## Start
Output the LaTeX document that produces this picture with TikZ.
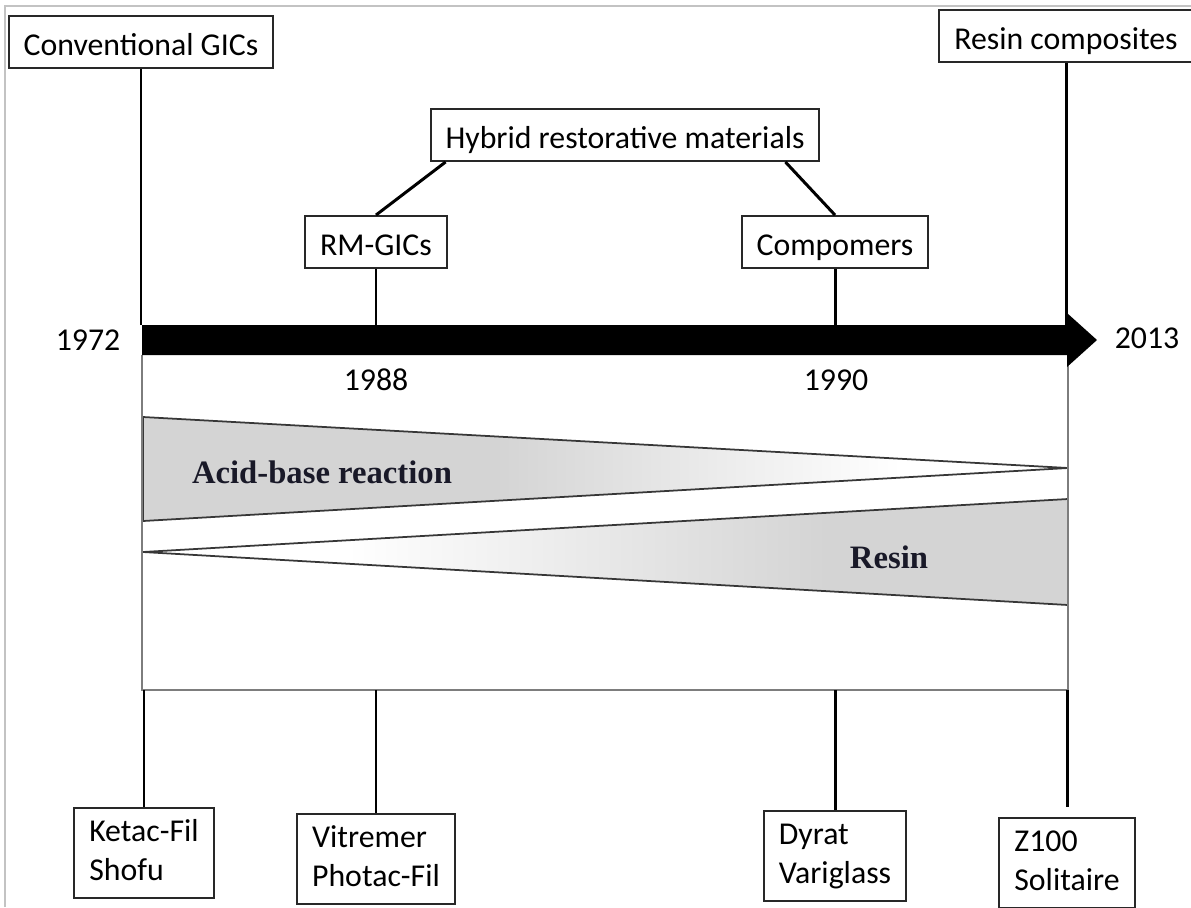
\documentclass[tikz,border=0pt]{standalone}
\usepackage{fontspec}
\setmainfont{Carlito}
\newfontfamily\wedgefont{Liberation Serif}
\usepackage{tikz}
\usetikzlibrary{calc}
\definecolor{boxline}{RGB}{40,40,40}
\definecolor{wedgegray}{RGB}{212,212,212}
\definecolor{wedgeline}{RGB}{55,55,55}
\definecolor{framegray}{RGB}{125,125,125}
\definecolor{pageedge}{RGB}{195,195,195}
\definecolor{wedgeink}{RGB}{25,25,40}
\pgfdeclarehorizontalshading{acidfade}{100bp}{color(0bp)=(wedgegray); color(44bp)=(wedgegray); color(66bp)=(white); color(100bp)=(white)}
\pgfdeclarehorizontalshading{resinfade}{100bp}{color(0bp)=(white); color(36bp)=(white); color(62bp)=(wedgegray); color(100bp)=(wedgegray)}
\tikzset{
  boxbase/.style={
    draw=boxline,
    line width=1.1pt,
    fill=white,
    inner xsep=0.3cm,
    inner ysep=0pt,
    font=\fontsize{18.1}{22}\selectfont
  },
  era/.style={boxbase, minimum height=1.04cm, text height=16pt, text depth=1pt},
  brand/.style={boxbase, align=left, minimum height=1.8cm},
  year/.style={inner sep=0pt, font=\fontsize{18.1}{22}\selectfont},
  stem/.style={line width=1.7pt},
  wedge/.style={draw=wedgeline, line width=1pt},
  wedgelabel/.style={inner sep=0pt, text=wedgeink,
    font=\wedgefont\bfseries\fontsize{18.6}{22}\selectfont}
}

\begin{document}
\begin{tikzpicture}[x=0.02cm, y=-0.02cm]
    \useasboundingbox (0,0) rectangle (1191,907);
    \draw[pageedge, line width=0.8pt] (5,907) -- (5,6) -- (1191,6);

    \node[era] (conv) at (141,42) {Conventional GICs};
    \node[era] (rcomp) at (1066,36) {Resin composites};
    \node[era] (hybrid) at (625,135) {Hybrid restorative materials};
    \node[era] (rmgic) at (376,242) {RM-GICs};
    \node[era] (compo) at (835,242) {Compomers};

    \coordinate (axtop) at (142,325);
    \coordinate (tip) at (1097,340);
    \coordinate (base) at (142,690);

    \shade[wedge, shading=acidfade] (143,417) -- (1068,468) -- (143,521) -- cycle;
    \shade[wedge, shading=resinfade] (143,552) -- (1068,499) -- (1068,605) -- cycle;
    \node[wedgelabel] (acid) at (322,472) {Acid-base reaction};
    \node[wedgelabel] (resin) at (889,557) {Resin};

    \draw[framegray, line width=1.1pt] (142,355) -- (base) -- (1068,690) -- (1068,355);

    \fill (142,325) -- (1067,325) -- (1067,313) -- (tip) -- (1067,367)
      -- (1067,355) -- (142,355) -- cycle;

    \draw[stem] (conv.south) -- (conv.south |- axtop);
    \draw[stem] (rcomp.south) -- (rcomp.south |- axtop);
    \draw[stem] (rmgic.south) -- (rmgic.south |- axtop);
    \draw[stem] (compo.south) -- (compo.south |- axtop);
    \draw[stem] ($(hybrid.south west)+(16,0)$) -- (rmgic.north);
    \draw[stem] ($(hybrid.south east)+(-35,0)$) -- (compo.north);

    \node[year] (y1972) at (88,340) {1972};
    \node[year] (y2013) at (1147,338) {2013};
    \node[year] (y1988) at (376,380) {1988};
    \node[year] (y1990) at (836,380) {1990};

    \node[brand] (ketac) at (144,853) {\strut Ketac-Fil\\\strut Shofu};
    \node[brand] (vitremer) at (376,859) {\strut Vitremer\\\strut Photac-Fil};
    \node[brand] (dyrat) at (835,856) {\strut Dyrat\\\strut Variglass};
    \node[brand] (zhundred) at (1067,863) {\strut Z100\\\strut Solitaire};

    \draw[stem] (ketac.north |- base) -- (ketac.north);
    \draw[stem] (vitremer.north |- base) -- (vitremer.north);
    \draw[stem] (dyrat.north |- base) -- (dyrat.north);
    \draw[stem, shorten >=0.2cm] (zhundred.north |- base) -- (zhundred.north);
\end{tikzpicture}
\end{document}
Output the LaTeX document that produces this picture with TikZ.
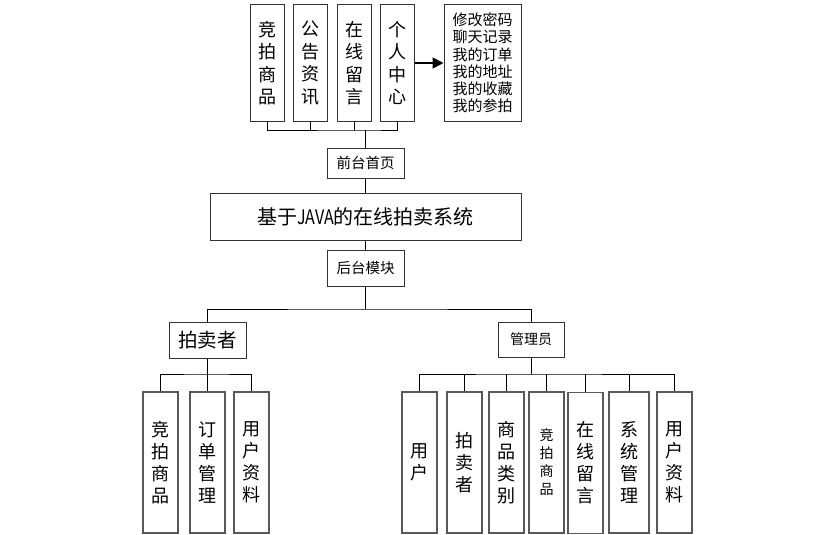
## End
» **What is needed**: Reproduce the material in its entirety and word for word, without the pictures.

» **Answer to this task**:
Output the LaTeX document that produces this picture with TikZ.
\documentclass[tikz,border=0pt]{standalone}
\usepackage{fontspec}
\setmainfont{Carlito}
\newfontfamily\wedgefont{Liberation Serif}
\usepackage{tikz}
\usetikzlibrary{calc}
\definecolor{boxline}{RGB}{40,40,40}
\definecolor{wedgegray}{RGB}{212,212,212}
\definecolor{wedgeline}{RGB}{55,55,55}
\definecolor{framegray}{RGB}{125,125,125}
\definecolor{pageedge}{RGB}{195,195,195}
\definecolor{wedgeink}{RGB}{25,25,40}
\pgfdeclarehorizontalshading{acidfade}{100bp}{color(0bp)=(wedgegray); color(44bp)=(wedgegray); color(66bp)=(white); color(100bp)=(white)}
\pgfdeclarehorizontalshading{resinfade}{100bp}{color(0bp)=(white); color(36bp)=(white); color(62bp)=(wedgegray); color(100bp)=(wedgegray)}
\tikzset{
  boxbase/.style={
    draw=boxline,
    line width=1.1pt,
    fill=white,
    inner xsep=0.3cm,
    inner ysep=0pt,
    font=\fontsize{18.1}{22}\selectfont
  },
  era/.style={boxbase, minimum height=1.04cm, text height=16pt, text depth=1pt},
  brand/.style={boxbase, align=left, minimum height=1.8cm},
  year/.style={inner sep=0pt, font=\fontsize{18.1}{22}\selectfont},
  stem/.style={line width=1.7pt},
  wedge/.style={draw=wedgeline, line width=1pt},
  wedgelabel/.style={inner sep=0pt, text=wedgeink,
    font=\wedgefont\bfseries\fontsize{18.6}{22}\selectfont}
}

\begin{document}
\begin{tikzpicture}[x=0.02cm, y=-0.02cm]
    \useasboundingbox (0,0) rectangle (1191,907);
    \draw[pageedge, line width=0.8pt] (5,907) -- (5,6) -- (1191,6);

    \node[era] (conv) at (141,42) {Conventional GICs};
    \node[era] (rcomp) at (1066,36) {Resin composites};
    \node[era] (hybrid) at (625,135) {Hybrid restorative materials};
    \node[era] (rmgic) at (376,242) {RM-GICs};
    \node[era] (compo) at (835,242) {Compomers};

    \coordinate (axtop) at (142,325);
    \coordinate (tip) at (1097,340);
    \coordinate (base) at (142,690);

    \shade[wedge, shading=acidfade] (143,417) -- (1068,468) -- (143,521) -- cycle;
    \shade[wedge, shading=resinfade] (143,552) -- (1068,499) -- (1068,605) -- cycle;
    \node[wedgelabel] (acid) at (322,472) {Acid-base reaction};
    \node[wedgelabel] (resin) at (889,557) {Resin};

    \draw[framegray, line width=1.1pt] (142,355) -- (base) -- (1068,690) -- (1068,355);

    \fill (142,325) -- (1067,325) -- (1067,313) -- (tip) -- (1067,367)
      -- (1067,355) -- (142,355) -- cycle;

    \draw[stem] (conv.south) -- (conv.south |- axtop);
    \draw[stem] (rcomp.south) -- (rcomp.south |- axtop);
    \draw[stem] (rmgic.south) -- (rmgic.south |- axtop);
    \draw[stem] (compo.south) -- (compo.south |- axtop);
    \draw[stem] ($(hybrid.south west)+(16,0)$) -- (rmgic.north);
    \draw[stem] ($(hybrid.south east)+(-35,0)$) -- (compo.north);

    \node[year] (y1972) at (88,340) {1972};
    \node[year] (y2013) at (1147,338) {2013};
    \node[year] (y1988) at (376,380) {1988};
    \node[year] (y1990) at (836,380) {1990};

    \node[brand] (ketac) at (144,853) {\strut Ketac-Fil\\\strut Shofu};
    \node[brand] (vitremer) at (376,859) {\strut Vitremer\\\strut Photac-Fil};
    \node[brand] (dyrat) at (835,856) {\strut Dyrat\\\strut Variglass};
    \node[brand] (zhundred) at (1067,863) {\strut Z100\\\strut Solitaire};

    \draw[stem] (ketac.north |- base) -- (ketac.north);
    \draw[stem] (vitremer.north |- base) -- (vitremer.north);
    \draw[stem] (dyrat.north |- base) -- (dyrat.north);
    \draw[stem, shorten >=0.2cm] (zhundred.north |- base) -- (zhundred.north);
\end{tikzpicture}
\end{document}
Output the LaTeX document that produces this picture with TikZ.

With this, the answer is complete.